Railways and Environment: the Case of China

June 5, 2012

BEIJING, June 5, 2012 – Experience demonstrates that environmental impacts can be effectively mitigated if appropriate measures are taken, says a new World Bank paper which reviews environmental practices employed in China’s railway development.

The paper titled China: The Environmental Challenge of Railway Development draws on almost 30 years of World Bank’s involvement in railway development in China to attempt to answer this question. 

The paper notes that the strengthening regulatory and institutional framework in China has provided a foundation for better environmental practices.  Today environmental protection is integrated throughout the project cycle: during network planning, prefeasibility analysis, feasibility analysis, preliminary design, construction, and operation.

The paper identifies a number of key measures including:  

  • Avoiding sensitive sites such as nature reserves, water resources protection areas and cultural relics sites through alternative analysis;
  • Using sound engineering schemes such as tunnel-bridge-tunnel schemes;
  • Incorporating comprehensive mitigation measures;
  • Proper spoils disposal and restoration;
  • Managing the construction site so as to mitigate temporary construction impact such as noise, vibration and soil erosion;
  • Protecting physical cultural resources;
  • Avoiding community severance through project designing and public consultation; and
  • Enhancing environmental supervision and enforcement.

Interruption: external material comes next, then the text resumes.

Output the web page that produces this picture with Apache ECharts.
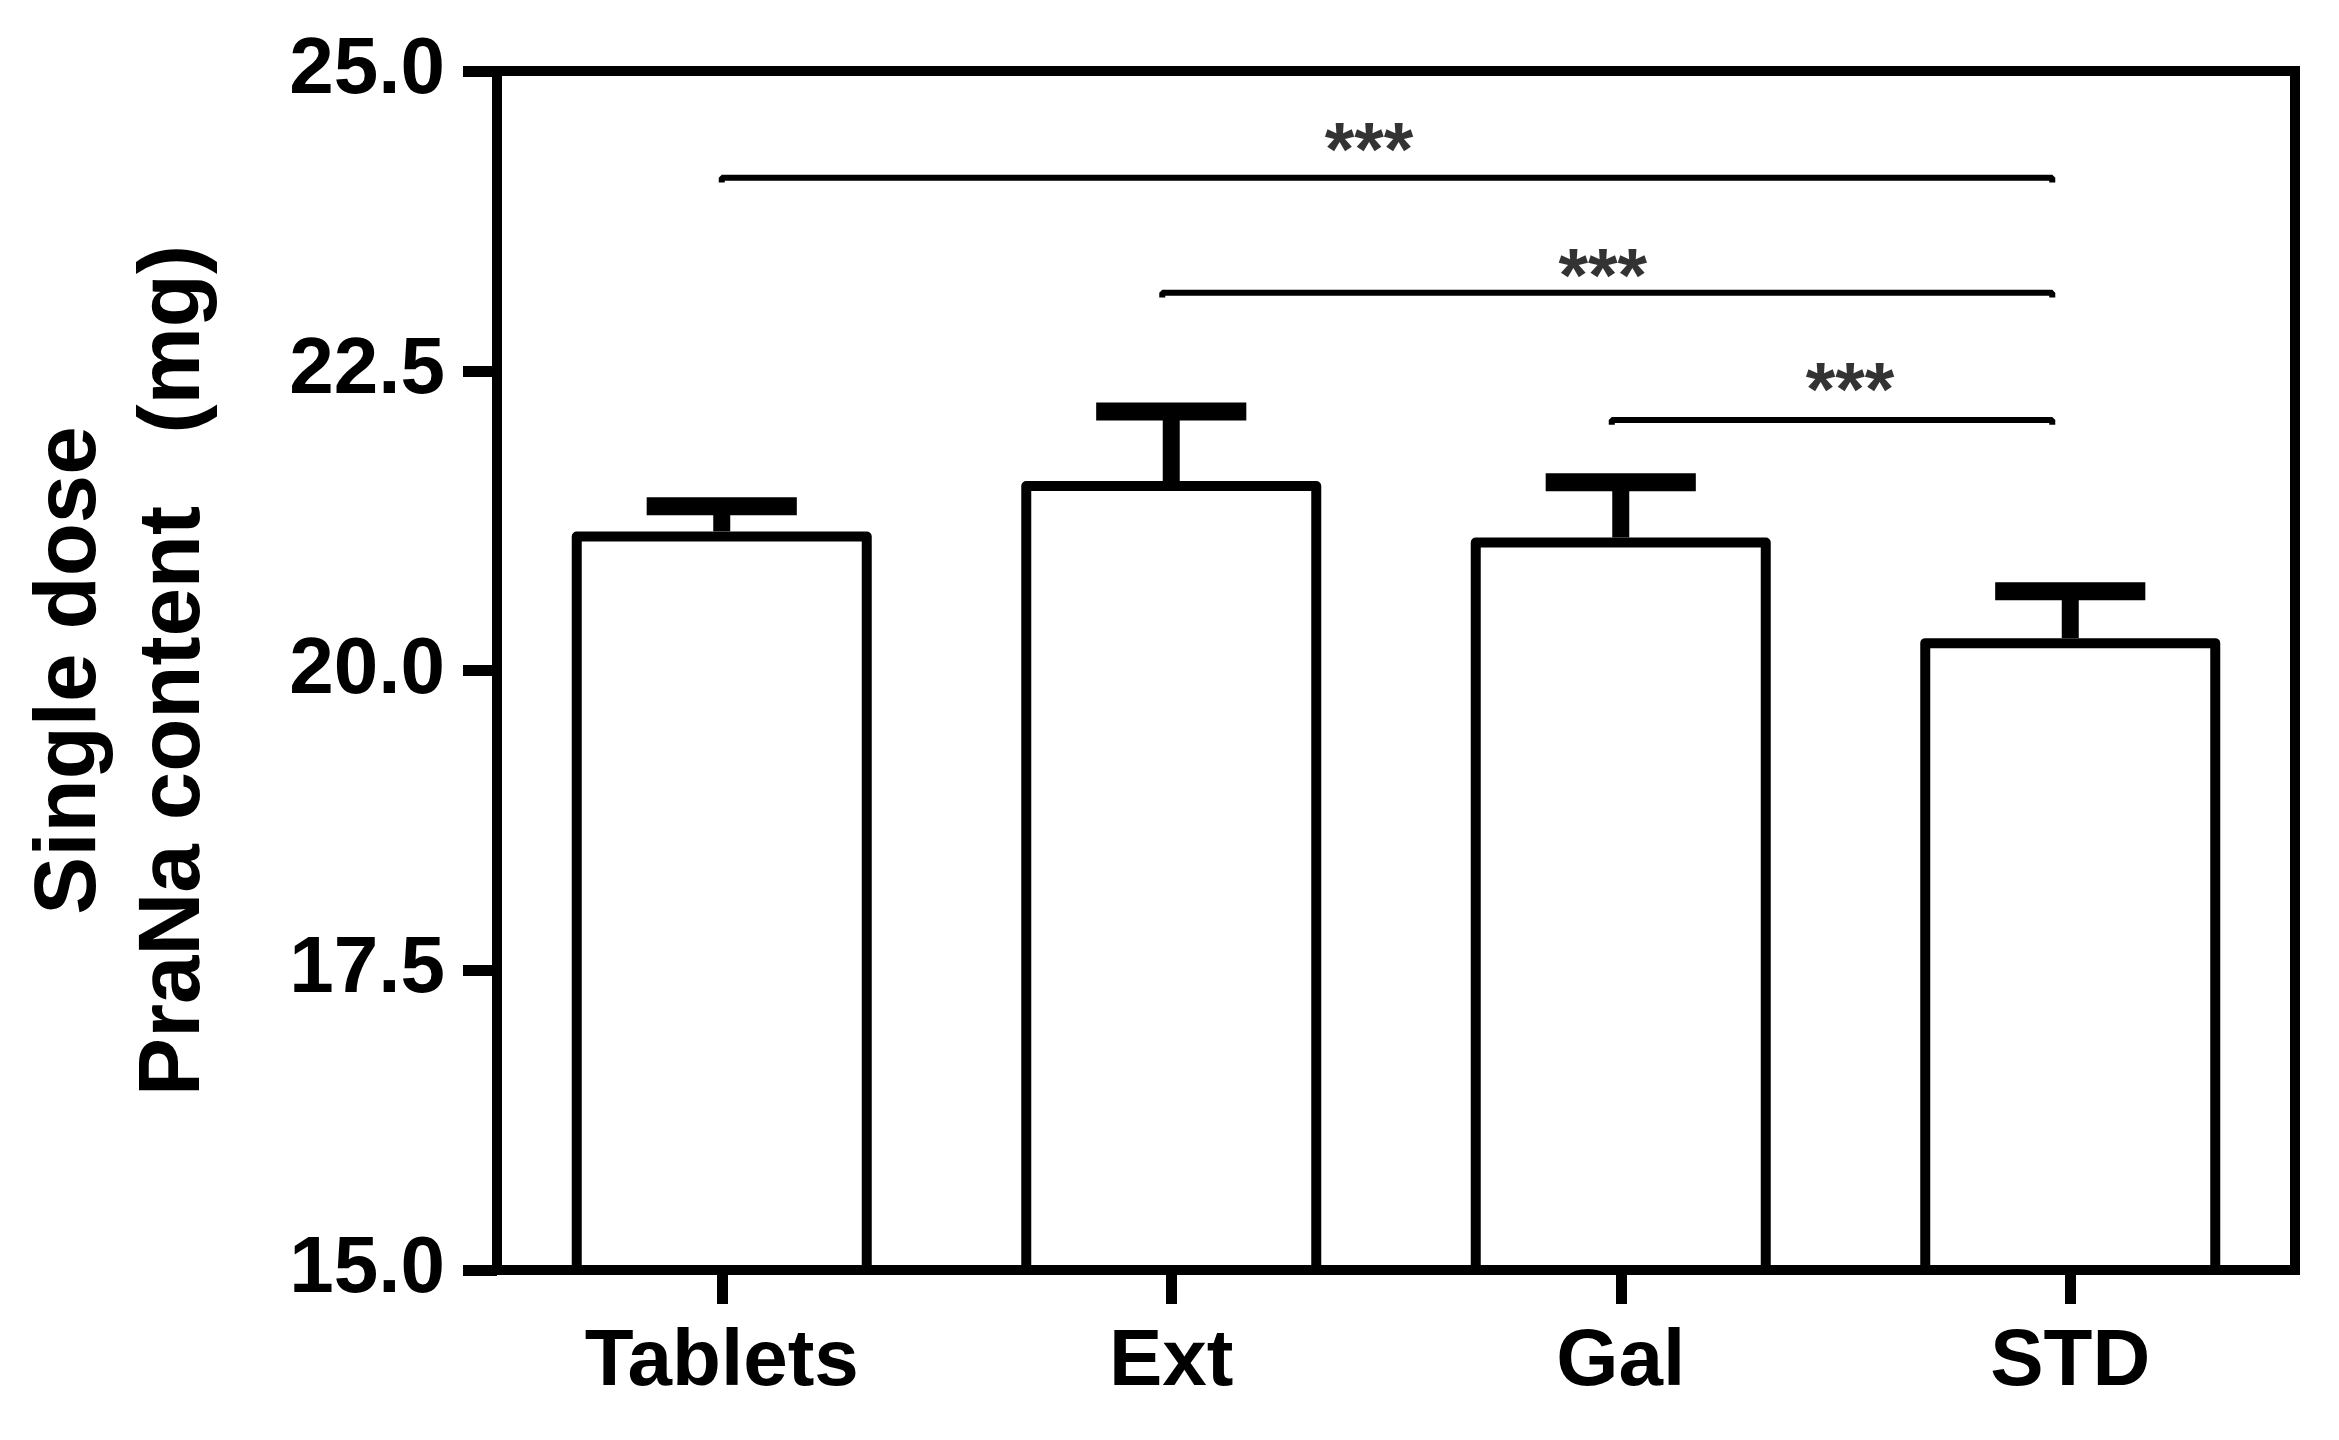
<!DOCTYPE html>
<html>
<head>
<meta charset="utf-8">
<script src="https://cdn.jsdelivr.net/npm/echarts@6/dist/echarts.min.js"></script>
<style>
html,body{margin:0;padding:0;background:#fff;}
#chart{width:2339px;height:1440px;}
</style>
</head>
<body>
<div id="chart"></div>
<script>
// ---- data ----
const categories = ['Tablets', 'Ext', 'Gal', 'STD'];
const means = [21.16, 21.58, 21.11, 20.27];
const sds = [0.21, 0.58, 0.46, 0.39];
const yMin = 15.0, yMax = 25.0, yStep = 2.5;
const yTitle = 'Single dose\nPraNa content   (mg)';
// significance brackets (x in category units, y in mg)
const sigLeft = [0.0, 0.98, 1.98];
const sigRight = [2.96, 2.96, 2.96];
const sigY = [24.11, 23.15, 22.09];
const sigText = ['***', '***', '***'];
const sigTextX = [1.44, 1.96, 2.51];
const sigTextY = [24.43, 23.38, 22.43];

const FONT = "'Liberation Sans', Arial, sans-serif";
const chart = echarts.init(document.getElementById('chart'), null, {renderer: 'canvas'});

const hook = 0.04;
const bracketSeries = sigLeft.map((l, i) => ({
  type: 'line',
  xAxisIndex: 1,
  symbol: 'none',
  silent: true,
  z: 5,
  lineStyle: {color: '#000', width: 6},
  data: [[l, sigY[i] - hook], [l, sigY[i]], [sigRight[i], sigY[i]], [sigRight[i], sigY[i] - hook]]
}));

const option = {
  animation: false,
  backgroundColor: '#fff',
  grid: {
    left: 497, right: 44, top: 71, bottom: 170,
    show: true, borderColor: '#000', borderWidth: 10, backgroundColor: 'transparent'
  },
  xAxis: [{
    type: 'category',
    data: categories,
    boundaryGap: true,
    axisLine: {show: true, onZero: false, lineStyle: {color: '#000', width: 10}},
    axisTick: {show: true, alignWithLabel: true, length: 34, lineStyle: {color: '#000', width: 11}},
    axisLabel: {margin: 53, fontSize: 80, fontWeight: 'bold', color: '#000', fontFamily: FONT},
    splitLine: {show: false}
  }, {
    type: 'value', min: -0.5, max: 3.5, show: false,
    axisLine: {onZero: false}
  }],
  yAxis: {
    type: 'value',
    min: yMin, max: yMax, interval: yStep,
    axisLine: {show: true, onZero: false, lineStyle: {color: '#000', width: 10}},
    axisTick: {show: true, length: 34, lineStyle: {color: '#000', width: 11}},
    axisLabel: {margin: 52, fontSize: 80, fontWeight: 'bold', color: '#000', fontFamily: FONT,
      formatter: v => v.toFixed(1)},
    splitLine: {show: false},
    name: yTitle,
    nameLocation: 'middle',
    nameRotate: 90,
    nameGap: 270,
    nameTextStyle: {fontSize: 87, fontWeight: 'bold', color: '#000', fontFamily: FONT, lineHeight: 104, align: 'center'}
  },
  series: [{
    type: 'bar',
    data: means,
    barWidth: 300,
    z: 2,
    itemStyle: {color: '#fff', borderColor: '#000', borderWidth: 10, borderJoin: 'round'}
  }, {
    type: 'custom',
    z: 3,
    data: categories.map((c, i) => [i, means[i], sds[i]]),
    encode: {x: 0, y: 1},
    renderItem: function (params, api) {
      const xi = api.value(0), m = api.value(1), s = api.value(2);
      const top = api.coord([xi, m]);
      const cap = api.coord([xi, m + s]);
      const bw = api.size([1, 0])[0] * 0.334;
      return {
        type: 'group',
        children: [
          {type: 'rect', shape: {x: top[0] - 8.5, y: cap[1], width: 17, height: top[1] - cap[1]}, style: {fill: '#000'}},
          {type: 'rect', shape: {x: cap[0] - bw / 2, y: cap[1] - 9, width: bw, height: 18}, style: {fill: '#000'}}
        ]
      };
    }
  }].concat(bracketSeries).concat([{
    type: 'scatter',
    xAxisIndex: 1,
    symbolSize: 1,
    silent: true,
    z: 6,
    itemStyle: {color: 'rgba(0,0,0,0)'},
    data: sigTextX.map((x, i) => [x, sigTextY[i]]),
    label: {
      show: true, position: 'inside', offset: [0, 15],
      formatter: p => sigText[p.dataIndex],
      fontSize: 76, color: '#000', fontFamily: FONT, fontWeight: 'bold'
    }
  }])
};
chart.setOption(option);
</script>
</body>
</html>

“In many ways, the railway sector in China has been a pioneer in integrating environmental impact analysis and management into infrastructure projects,” said Ning Yang, World Bank’s environmental specialist and a co-author of the paper.  “At the same time, efforts should continue in addressing cumulative impacts, improving the quality of public consultation and the integration of social mitigation measures with those meant to protect the environment.” 

The paper is the sixth of a series of papers on transport topics produced by the World Bank in Beijing.